THE EXERCISE ::
Every line of the listing must be reproduced as it stands. Leave the images behind.

DATASET CONTENT ::
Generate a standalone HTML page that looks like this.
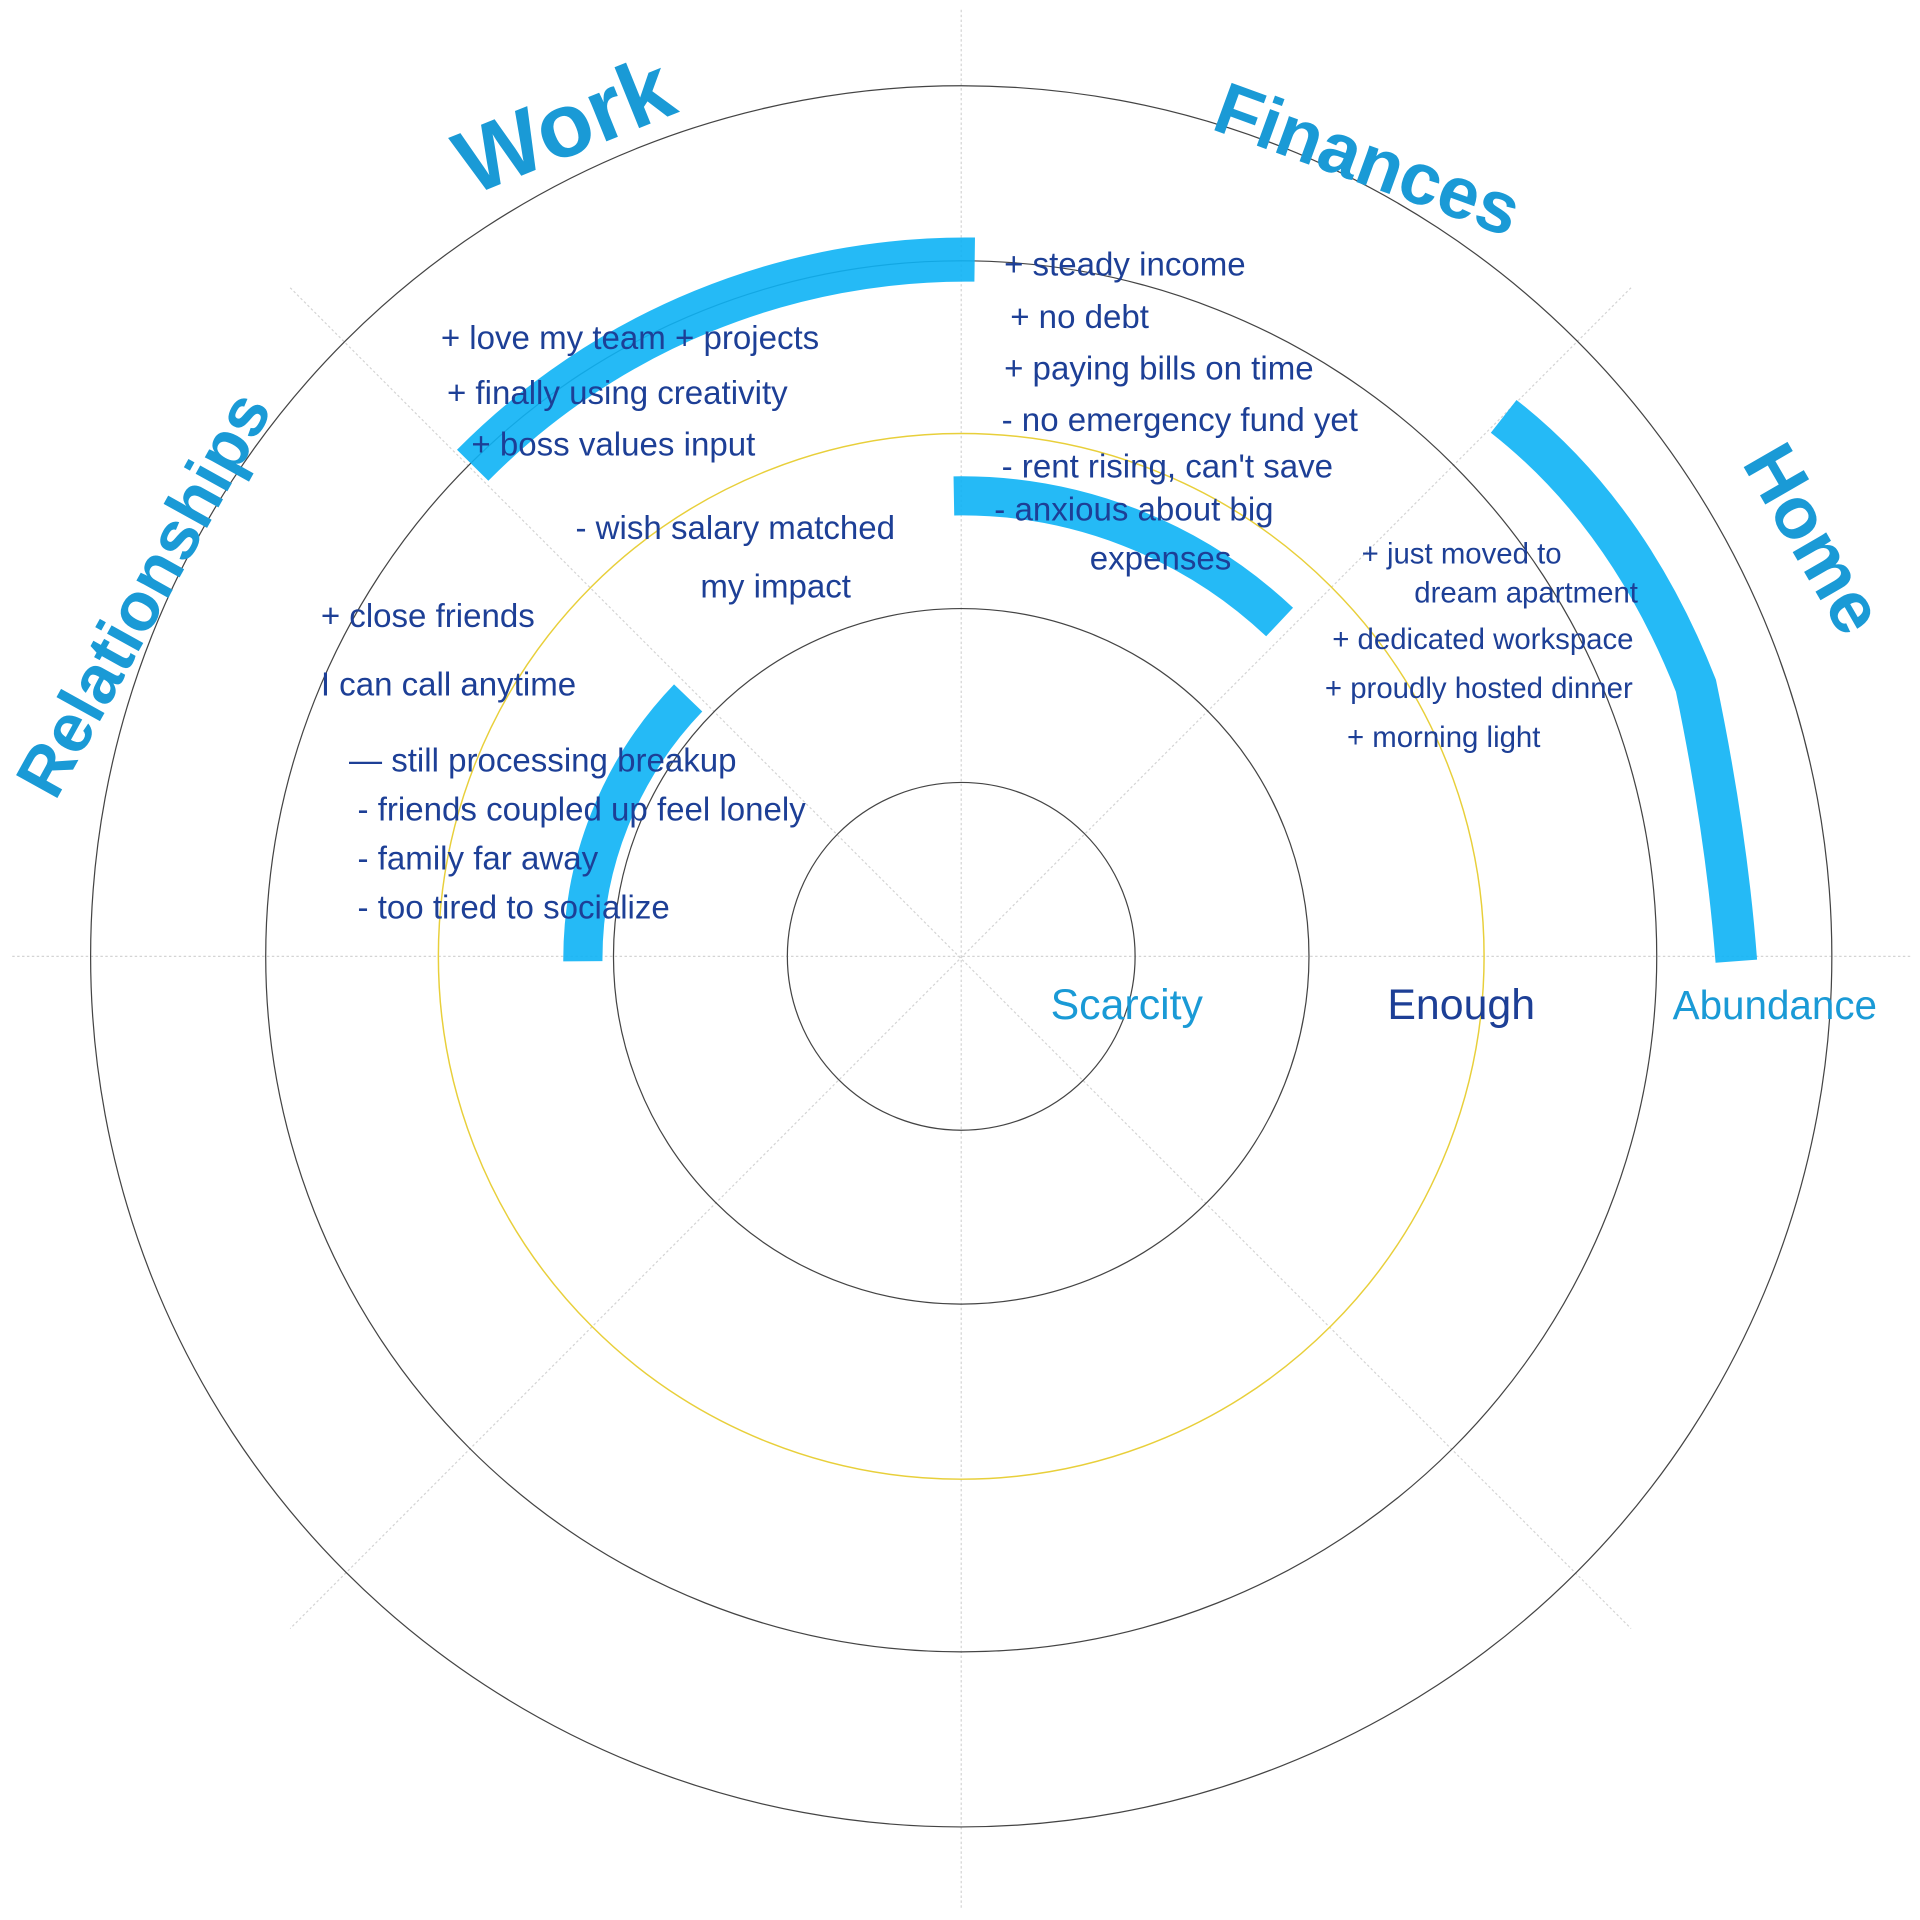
<!DOCTYPE html>
<html><head><meta charset="utf-8"><style>
html,body{margin:0;padding:0;background:#fff;}
svg{display:block;}
.h{font-family:"Liberation Sans",sans-serif;fill:#1d3f96;font-size:27px;}
.t{font-family:"Liberation Sans",sans-serif;fill:#1a9ad6;font-weight:bold;}
</style></head><body>
<svg width="1920" height="1920" viewBox="0 0 1568 1568" xmlns="http://www.w3.org/2000/svg">
<rect width="1568" height="1568" fill="#fff"/>
<g stroke="#d4d4d4" stroke-width="1" stroke-dasharray="2 2">
<line x1="10" y1="781" x2="1560" y2="781"/>
<line x1="785" y1="8" x2="785" y2="1558"/>
<line x1="237" y1="235" x2="1332" y2="1330"/>
<line x1="1332" y1="235" x2="237" y2="1330"/>
</g>
<g fill="none" stroke="#444" stroke-width="1">
<circle cx="785" cy="781" r="142"/>
<circle cx="785" cy="781" r="284"/>
<circle cx="785" cy="781" r="568"/>
<circle cx="785" cy="781" r="711"/>
</g>
<circle cx="785" cy="781" r="427" fill="none" stroke="#e8cf3a" stroke-width="1.2"/>
<g fill="none" stroke="#0db2f5" stroke-opacity="0.9" stroke-linecap="butt">
<path d="M386,380 A566,566 0 0 1 796,212" stroke-width="36"/>
<path d="M779,405 A378,378 0 0 1 1045,508" stroke-width="32"/>
<path d="M562,570 A308,308 0 0 0 476,785" stroke-width="32"/>
<path d="M1228,340 Q1330,420 1385,560 Q1410,680 1418,785" stroke-width="34"/>
</g>
<text class="t" font-size="74" transform="translate(385,160) rotate(-22)">Work</text>
<text class="t" font-size="60" transform="translate(988,105) rotate(20)">Finances</text>
<text class="t" font-size="56" transform="translate(45,655) rotate(-61)">Relationships</text>
<text class="t" font-size="60" transform="translate(1422,378) rotate(60)">Home</text>
<text class="h" x="858" y="832" style="font-size:35px;fill:#1a9ad6">Scarcity</text>
<text class="h" x="1133" y="832" style="font-size:35px">Enough</text>
<text class="h" x="1366" y="832" style="font-size:33px;fill:#1a9ad6">Abundance</text>
<g class="h">
<text x="360" y="285">+ love my team + projects</text>
<text x="365" y="330">+ finally  using  creativity</text>
<text x="385" y="372">+ boss values input</text>
<text x="470" y="440">- wish salary matched</text>
<text x="572" y="488">my impact</text>
<text x="262" y="512">+  close friends</text>
<text x="262" y="568">I can call anytime</text>
<text x="285" y="630">—  still processing  breakup</text>
<text x="292" y="670">- friends coupled up feel lonely</text>
<text x="292" y="710">- family far away</text>
<text x="292" y="750">- too tired to socialize</text>
<text x="820" y="225">+ steady income</text>
<text x="825" y="268">+ no debt</text>
<text x="820" y="310">+ paying bills on time</text>
<text x="818" y="352">- no emergency fund yet</text>
<text x="818" y="390">- rent rising, can't save</text>
<text x="812" y="425">- anxious about big</text>
<text x="890" y="465">expenses</text>
<text x="1112" y="460" style="font-size:24px">+ just moved to</text>
<text x="1155" y="492" style="font-size:24px">dream apartment</text>
<text x="1088" y="530" style="font-size:24px">+ dedicated workspace</text>
<text x="1082" y="570" style="font-size:24px">+ proudly hosted dinner</text>
<text x="1100" y="610" style="font-size:24px">+ morning light</text>
</g>
</svg>
</body></html>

WRITTEN RESPONSE ::
Generate a standalone HTML page that looks like this.
<!DOCTYPE html>
<html><head><meta charset="utf-8"><style>
html,body{margin:0;padding:0;background:#fff;}
svg{display:block;}
.h{font-family:"Liberation Sans",sans-serif;fill:#1d3f96;font-size:27px;}
.t{font-family:"Liberation Sans",sans-serif;fill:#1a9ad6;font-weight:bold;}
</style></head><body>
<svg width="1920" height="1920" viewBox="0 0 1568 1568" xmlns="http://www.w3.org/2000/svg">
<rect width="1568" height="1568" fill="#fff"/>
<g stroke="#d4d4d4" stroke-width="1" stroke-dasharray="2 2">
<line x1="10" y1="781" x2="1560" y2="781"/>
<line x1="785" y1="8" x2="785" y2="1558"/>
<line x1="237" y1="235" x2="1332" y2="1330"/>
<line x1="1332" y1="235" x2="237" y2="1330"/>
</g>
<g fill="none" stroke="#444" stroke-width="1">
<circle cx="785" cy="781" r="142"/>
<circle cx="785" cy="781" r="284"/>
<circle cx="785" cy="781" r="568"/>
<circle cx="785" cy="781" r="711"/>
</g>
<circle cx="785" cy="781" r="427" fill="none" stroke="#e8cf3a" stroke-width="1.2"/>
<g fill="none" stroke="#0db2f5" stroke-opacity="0.9" stroke-linecap="butt">
<path d="M386,380 A566,566 0 0 1 796,212" stroke-width="36"/>
<path d="M779,405 A378,378 0 0 1 1045,508" stroke-width="32"/>
<path d="M562,570 A308,308 0 0 0 476,785" stroke-width="32"/>
<path d="M1228,340 Q1330,420 1385,560 Q1410,680 1418,785" stroke-width="34"/>
</g>
<text class="t" font-size="74" transform="translate(385,160) rotate(-22)">Work</text>
<text class="t" font-size="60" transform="translate(988,105) rotate(20)">Finances</text>
<text class="t" font-size="56" transform="translate(45,655) rotate(-61)">Relationships</text>
<text class="t" font-size="60" transform="translate(1422,378) rotate(60)">Home</text>
<text class="h" x="858" y="832" style="font-size:35px;fill:#1a9ad6">Scarcity</text>
<text class="h" x="1133" y="832" style="font-size:35px">Enough</text>
<text class="h" x="1366" y="832" style="font-size:33px;fill:#1a9ad6">Abundance</text>
<g class="h">
<text x="360" y="285">+ love my team + projects</text>
<text x="365" y="330">+ finally  using  creativity</text>
<text x="385" y="372">+ boss values input</text>
<text x="470" y="440">- wish salary matched</text>
<text x="572" y="488">my impact</text>
<text x="262" y="512">+  close friends</text>
<text x="262" y="568">I can call anytime</text>
<text x="285" y="630">—  still processing  breakup</text>
<text x="292" y="670">- friends coupled up feel lonely</text>
<text x="292" y="710">- family far away</text>
<text x="292" y="750">- too tired to socialize</text>
<text x="820" y="225">+ steady income</text>
<text x="825" y="268">+ no debt</text>
<text x="820" y="310">+ paying bills on time</text>
<text x="818" y="352">- no emergency fund yet</text>
<text x="818" y="390">- rent rising, can't save</text>
<text x="812" y="425">- anxious about big</text>
<text x="890" y="465">expenses</text>
<text x="1112" y="460" style="font-size:24px">+ just moved to</text>
<text x="1155" y="492" style="font-size:24px">dream apartment</text>
<text x="1088" y="530" style="font-size:24px">+ dedicated workspace</text>
<text x="1082" y="570" style="font-size:24px">+ proudly hosted dinner</text>
<text x="1100" y="610" style="font-size:24px">+ morning light</text>
</g>
</svg>
</body></html>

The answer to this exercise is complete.